Frequently Asked Questions
What’s the biggest red flag for a used car lot in Elizabethtown?
The absolute biggest red flag is any hesitation or refusal to allow a pre-purchase inspection (PPI) by an independent mechanic of your choice. This indicates they know the car has a significant, expensive problem they are trying to hide from you.
Are ‘Buy Here, Pay Here’ lots in Elizabethtown, KY a bad idea?
While not all are predatory, BHPH lots typically charge very high interest rates and often deal in cars with questionable histories. They should be a last resort, and you must scrutinize the vehicle and the financing terms even more carefully than at a traditional lot.
How can I check a car’s history before visiting the dealer?

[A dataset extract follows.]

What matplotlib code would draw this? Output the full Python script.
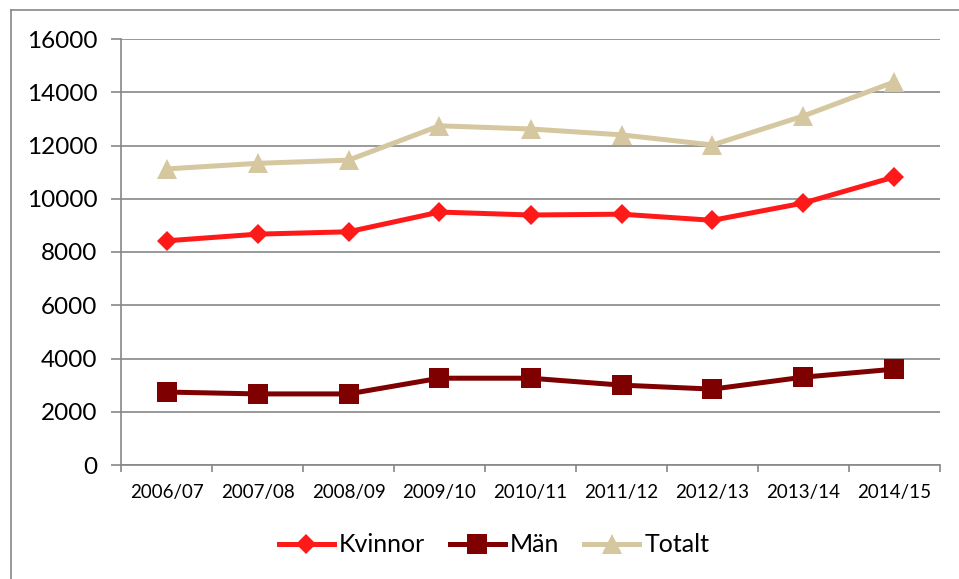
import numpy as np
import matplotlib
matplotlib.use("Agg")
import matplotlib.pyplot as plt
from matplotlib.lines import Line2D
from matplotlib.ticker import FixedLocator

plt.rcParams["font.family"] = ["Lato", "DejaVu Sans"]

# ── Data ──────────────────────────────────────────────────────────────────────
years   = ["2006/07", "2007/08", "2008/09", "2009/10", "2010/11",
           "2011/12", "2012/13", "2013/14", "2014/15"]
kvinnor = [8420, 8670, 8760, 9500, 9390, 9420, 9190, 9840, 10820]
man     = [2740, 2670, 2670, 3260, 3260, 3000, 2850, 3300, 3600]
totalt  = [11120, 11330, 11450, 12740, 12620, 12400, 12020, 13110, 14390]
yticks  = [0, 2000, 4000, 6000, 8000, 10000, 12000, 14000, 16000]

GRID = "#878787"
W, H = 959, 579

fig = plt.figure(figsize=(W / 100, H / 100), dpi=100)
ax = fig.add_axes([121 / W, 1 - 465 / H, (940 - 121) / W, (465 - 39) / H])

x = np.arange(len(years))
ax.plot(x, kvinnor, color="#FF1A1A", lw=3.6, marker="D", ms=10, mew=0, label="Kvinnor", zorder=4)
ax.plot(x, man,     color="#7F0000", lw=3.6, marker="s", ms=14, mew=0, label="Män", zorder=4)
ax.plot(x, totalt,  color="#D5C79F", lw=3.6, marker="^", ms=15, mew=0, label="Totalt", zorder=3)

ax.set_xlim(-0.5, len(years) - 0.5)
ax.set_ylim(0, 16000)
ax.set_yticks(yticks)
ax.set_yticklabels([str(v) for v in yticks], fontsize=17.5)
ax.set_xticks(x)
ax.set_xticklabels(years, fontsize=13.5)
ax.xaxis.set_minor_locator(FixedLocator(np.arange(-0.5, len(years), 1.0)))

ax.tick_params(axis="y", length=7, width=1.2, color=GRID, pad=10)
ax.tick_params(axis="x", which="major", length=0, pad=14)
ax.tick_params(axis="x", which="minor", length=5, width=1.2, color=GRID)

ax.grid(axis="y", color=GRID, lw=1.2, zorder=1)
for s in ("top", "right"):
    ax.spines[s].set_visible(False)
for s in ("left", "bottom"):
    ax.spines[s].set_color(GRID)
    ax.spines[s].set_linewidth(1.2)

leg = fig.legend(loc="center", bbox_to_anchor=(494 / W, 1 - 545 / H), ncol=3,
                 frameon=False, fontsize=18, handlelength=2.2, handletextpad=0.2,
                 columnspacing=1.0)

# outer chart frame (left and top edges only visible)
fig.add_artist(Line2D([11 / W, 11 / W], [0, 1 - 10 / H], color=GRID, lw=1.2))
fig.add_artist(Line2D([11 / W, 1], [1 - 10 / H, 1 - 10 / H], color=GRID, lw=1.2))

fig.savefig("out.png", dpi=100)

If the dealer provides the VIN in the online listing, you can use services like CarFax or AutoCheck to get a detailed vehicle history report. This will show you accident records, title issues (like salvage or flood damage), and service history.
Is a “rebuilt” title from a Kentucky dealer a deal-breaker?
It should be approached with extreme caution. A rebuilt title means the car was once declared a total loss (salvaged) and then repaired. Unless you have a certified mechanic thoroughly inspect the quality of the repairs, it’s generally safest to avoid them.